Sicher, schreibt Carina Frey – wenn man zu den jungen gesunden Menschen gehört und tatsächlich einen milden Krankheitsverlauf erwarten darf. Doch die Risikogruppe ist ziemlich groß. 23,7 Millionen Menschen in Deutschland sind 60 Jahre und älter – und haben damit laut Robert Koch Institut ein erhöhtes Risiko für einen schweren Krankheitsverlauf. Das entspricht mehr als einem Viertel der Bevölkerung. 21,9 Millionen Männer und Frauen leiden an mindestens einer der Vorerkrankungen die mit einem Risiko schwerer Verläufe einhergeht, hat das Wissenschaftliche Institut der AOK ausgerechnet. Wie all diese Menschen besonders geschützt werden können, bleibe unklar. Doch die Forderung, das gesellschaftliche Leben weiter zu öffnen und vor allem die Risikogruppen zu schützen, führe in eine Zweiklassengesellschaft, findet Frey.

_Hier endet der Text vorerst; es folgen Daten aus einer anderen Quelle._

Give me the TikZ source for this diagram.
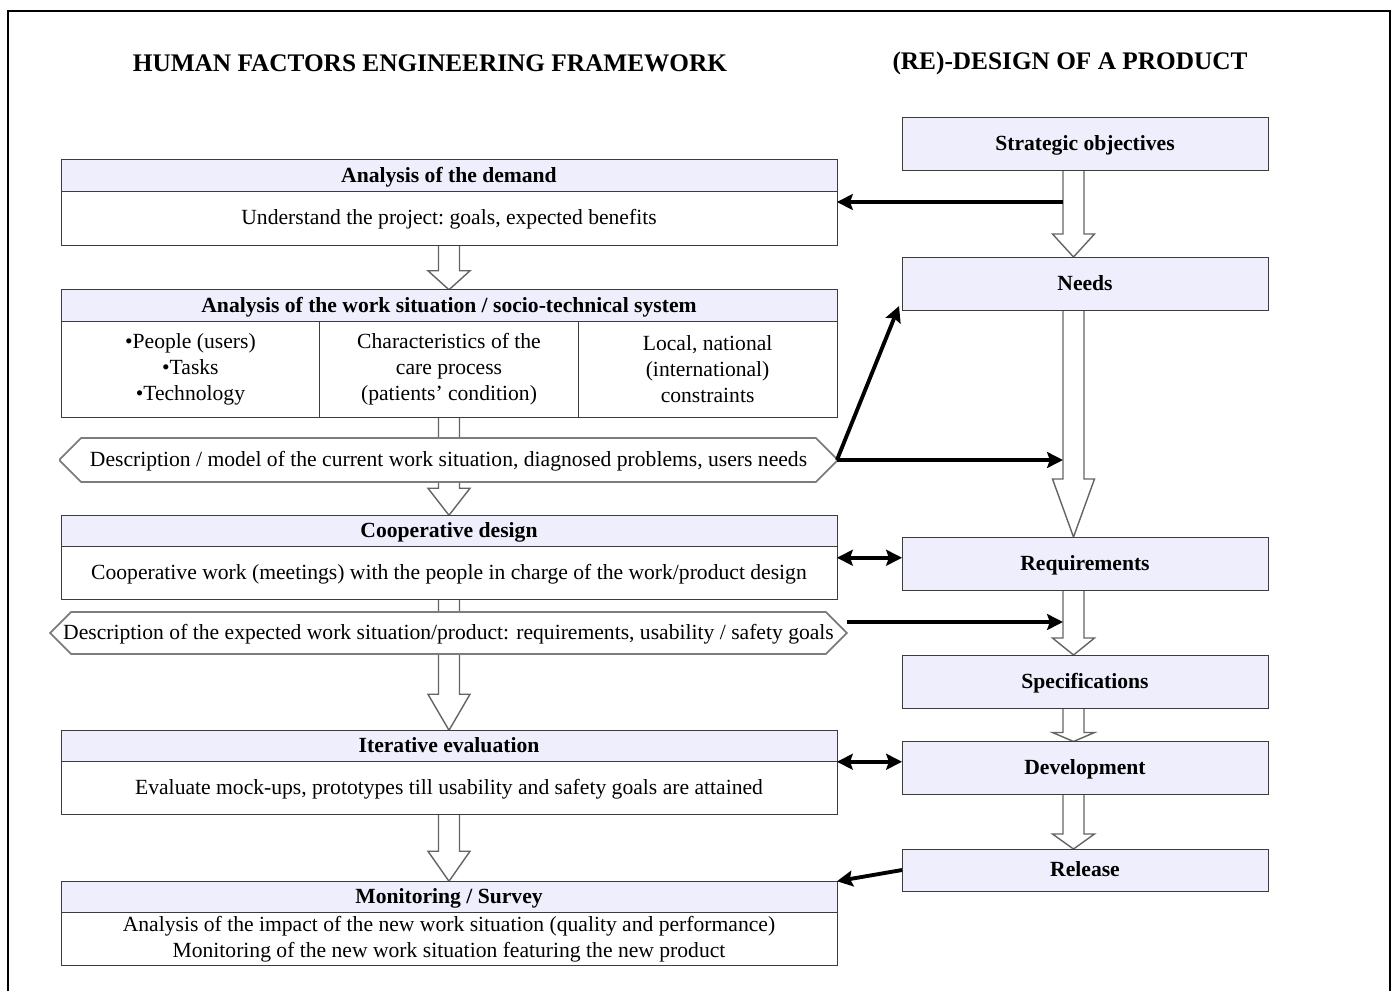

Nicht zur Risikogruppe gehören anscheinend die 600 Delegierten der AfD, die trotz Corona-Lockdown ihren Bundesparteitag im niederrheinischen Kalkar abhalten dürfen – wenn auch mit Maskenpflicht. Dagegen hat die AfD Klage eingereicht, womit das eigentliche Thema der Zusammenkunft vorerst in den Hintergrund rückt – die Sozialpolitik. Denn mehr als sieben Jahre nach ihrer Gründung hat die AfD noch immer kein in sich stimmiges Rentenkonzept. Das soll sich nun ändern. Zu erwarten stehe aber ein fauler Kompromiss zwischen den beiden Parteiflügeln ohne erkennbare Linie, so die Einschätzung von Christoph Butterwegge.

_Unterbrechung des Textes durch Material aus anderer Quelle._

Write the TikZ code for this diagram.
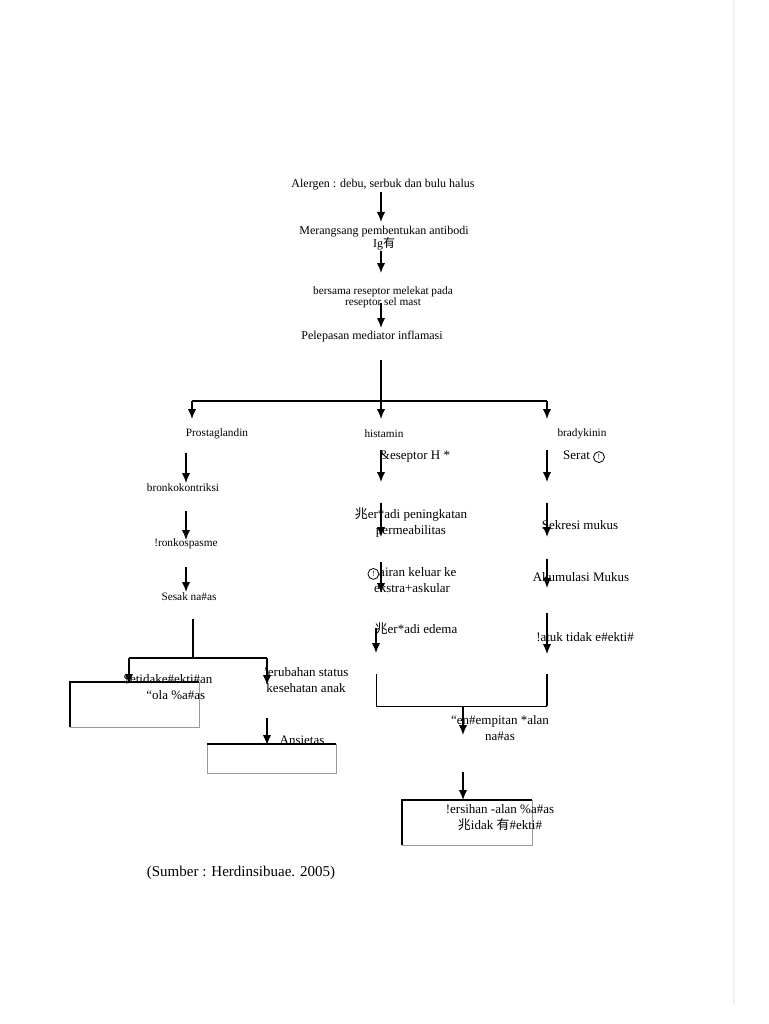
\documentclass[tikz,border=0pt]{standalone}
\usepackage{fontspec}
\setmainfont{Liberation Serif}
\newfontfamily\cjk{Noto Sans CJK SC}
\usetikzlibrary{positioning,arrows.meta}

\newcommand{\ringmark}{\tikz[baseline=(rm.base)]\node[circle,draw,line width=0.8pt,inner sep=1.8pt,font=\fontsize{8}{8}\selectfont] (rm) {!};}

\begin{document}
\begin{tikzpicture}[x=1pt,y=-1pt,>={Latex[length=10pt,width=8.5pt]},
    txt/.style={inner sep=0pt,align=center,yshift=-2pt},
    sm/.style={txt,font=\fontsize{11.3}{11}\selectfont},
    md/.style={txt,font=\fontsize{12}{12}\selectfont},
    lg/.style={txt,font=\fontsize{13}{16}\selectfont},
    flow/.style={->,line width=1.4pt},
    link/.style={line width=1.4pt},
    shbox/.style={draw=gray!80,line width=0.8pt}]
    \useasboundingbox (0,0) rectangle (768,1024);
    \draw[gray!12,line width=1.5pt] (734,0) -- (734,1005);

    % main column
    \node[md] (alergen) at (383,183) {Alergen : debu, serbuk dan bulu halus};
    \node[md] (antibodi) at (384,236) {Merangsang pembentukan antibodi\\Ig{\cjk 有}};
    \node[sm] (mast) at (383,295) {bersama reseptor melekat pada\\reseptor sel mast};
    \node[md] (mediator) at (372,335) {Pelepasan mediator inflamasi};
    \coordinate (a1) at (381,192); \coordinate (a2) at (381,222);
    \coordinate (a3) at (381,251); \coordinate (a4) at (381,273);
    \coordinate (a5) at (381,303); \coordinate (a6) at (381,328);
    \draw[flow] (a1) -- (a2);
    \draw[flow] (a3) -- (a4);
    \draw[flow] (a5) -- (a6);

    % branching
    \coordinate (split) at (381,360); \coordinate (mid) at (381,401);
    \coordinate (left) at (192,401); \coordinate (right) at (547,401);
    \coordinate (leftEnd) at (192,419); \coordinate (midEnd) at (381,419);
    \coordinate (rightEnd) at (547,419);
    \draw[flow] (split) -- (midEnd);
    \draw[link] (left) -- (right);
    \draw[flow] (left) -- (leftEnd);
    \draw[flow] (right) -- (rightEnd);
    \node[sm] (prosta) at (217,432) {Prostaglandin};
    \node[sm] (histamin) at (384,432) {histamin};
    \node[sm] (brady) at (582,432) {bradykinin};

    % prostaglandin column
    \node[sm] (bronko) at (183,486) {bronkokontriksi};
    \node[sm] (spasme) at (186,542) {!ronkospasme};
    \node[sm] (sesak) at (189,595) {Sesak na\#as};
    \coordinate (p1) at (186,453); \coordinate (p2) at (186,483);
    \coordinate (p3) at (186,511); \coordinate (p4) at (186,540);
    \coordinate (p5) at (186,567); \coordinate (p6) at (186,592);
    \draw[flow] (p1) -- (p2);
    \draw[flow] (p3) -- (p4);
    \draw[flow] (p5) -- (p6);
    \coordinate (q0) at (193,619); \coordinate (q1) at (193,658);
    \coordinate (qL) at (129,658); \coordinate (qR) at (267,658);
    \coordinate (qLe) at (129,684); \coordinate (qRe) at (267,685);
    \draw[link] (q0) -- (q1);
    \draw[link] (qL) -- (qR);
    \draw[flow] (qL) -- (qLe);
    \draw[flow] (qR) -- (qRe);
    \draw[shbox] (70,682) rectangle (199,727);
    \draw[line width=2.2pt] (70,727) -- (70,682) -- (199,682);
    \node[lg] (pola) at (168,685) {\$etidake\#ekti\#an\\\hspace*{1.2em}“ola \%a\#as};
    \node[lg] (status) at (306,678) {'erubahan status\\kesehatan anak};
    \coordinate (s1) at (267,718); \coordinate (s2) at (267,745);
    \draw[flow] (s1) -- (s2);
    \draw[shbox] (207,744) rectangle (336,773);
    \draw[line width=1.8pt] (207,744) -- (336,744);
    \node[lg] (ansietas) at (302,738) {Ansietas};

    % histamin column
    \node[lg] (hreseptor) at (415,455) {\&eseptor H *};
    \node[lg] (permea) at (411,520) {{\cjk 兆}er*adi peningkatan\\permeabilitas};
    \node[lg] (cairan) at (412,578) {\ringmark airan keluar ke\\ekstra+askular};
    \node[lg] (edema) at (416,627) {{\cjk 兆}er*adi edema};
    \coordinate (h1) at (381,450); \coordinate (h2) at (381,482);
    \coordinate (h3) at (381,503); \coordinate (h4) at (381,537);
    \coordinate (h5) at (381,562); \coordinate (h6) at (381,593);
    \coordinate (h7) at (376,628); \coordinate (h8) at (376,653);
    \draw[flow] (h1) -- (h2);
    \draw[flow] (h3) -- (h4);
    \draw[flow] (h5) -- (h6);
    \draw[flow] (h7) -- (h8);

    % bradykinin column
    \node[lg] (serat) at (584,455) {Serat \ringmark};
    \node[lg] (mukus) at (580,523) {Sekresi mukus};
    \node[lg] (akumulasi) at (581,575) {Akumulasi Mukus};
    \node[lg] (batuk) at (585,635) {!atuk tidak e\#ekti\#};
    \coordinate (b1) at (547,450); \coordinate (b2) at (547,482);
    \coordinate (b3) at (547,503); \coordinate (b4) at (547,537);
    \coordinate (b5) at (547,559); \coordinate (b6) at (547,588);
    \coordinate (b7) at (547,613); \coordinate (b8) at (547,654);
    \draw[flow] (b1) -- (b2);
    \draw[flow] (b3) -- (b4);
    \draw[flow] (b5) -- (b6);
    \draw[flow] (b7) -- (b8);

    % joining bracket
    \coordinate (j1) at (376,674); \coordinate (j2) at (376,706);
    \coordinate (j3) at (547,706); \coordinate (j4) at (547,674);
    \draw[line width=1pt] (j1) -- (j2) -- (j3);
    \draw[line width=2pt] (j3) -- (j4);
    \coordinate (jm) at (463,706); \coordinate (jmEnd) at (463,735);
    \draw[flow] (jm) -- (jmEnd);
    \node[lg] (sempit) at (500,726) {“en\#empitan *alan\\na\#as};
    \coordinate (k1) at (463,772); \coordinate (k2) at (463,800);
    \draw[flow] (k1) -- (k2);
    \draw[shbox] (402,800) rectangle (532,845);
    \draw[line width=2.2pt] (402,845) -- (402,800) -- (532,800);
    \node[lg] (bersihan) at (500,816) {!ersihan -alan \%a\#as\\{\cjk 兆}idak {\cjk 有}\#ekti\#};

    \node[txt,font=\fontsize{15}{15}\selectfont] (sumber) at (241,871) {(Sumber : Herdinsibuae. 2005)};
\end{tikzpicture}
\end{document}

So furchtlos wie die AfD angesichts des Virus sind sonst nur die Grünen, zumindest der Rhetorik nach. »Fürchtet Euch nicht«, rief Annalena Baerbock vom Parteitag der Grünen den »lieben Freundinnen, Freunden und lieben Menschen an den Bildschirmen« zu, »[…] was das Virus kann, können wir schon lange [...]. Wenn wir zusammenarbeiten – wir können Wunder bewirken.«
Dass der Parteitag trotz dieser zelebrierten Furchtlosigkeit und Wundergläubigkeit anders als bei der AfD sicherheitshalber virtuell stattfand, hätte schon Symbolik genug sein können für das, was Baerbocks Rede auszeichnete – ein Schwall von rhetorischen Floskeln, der schon das neue Grundsatzprogramm der Grünen durchsetzt. Anstatt über Fragen der politischen Gestaltung einer sozial-ökologischen Transformation unserer Wirtschaft werde über die »Stärke« von Bekenntnissen diskutiert, kommentiert Paul Steinhardt diese Rede, die eher an eine Erweckungsbewegung erinnerte.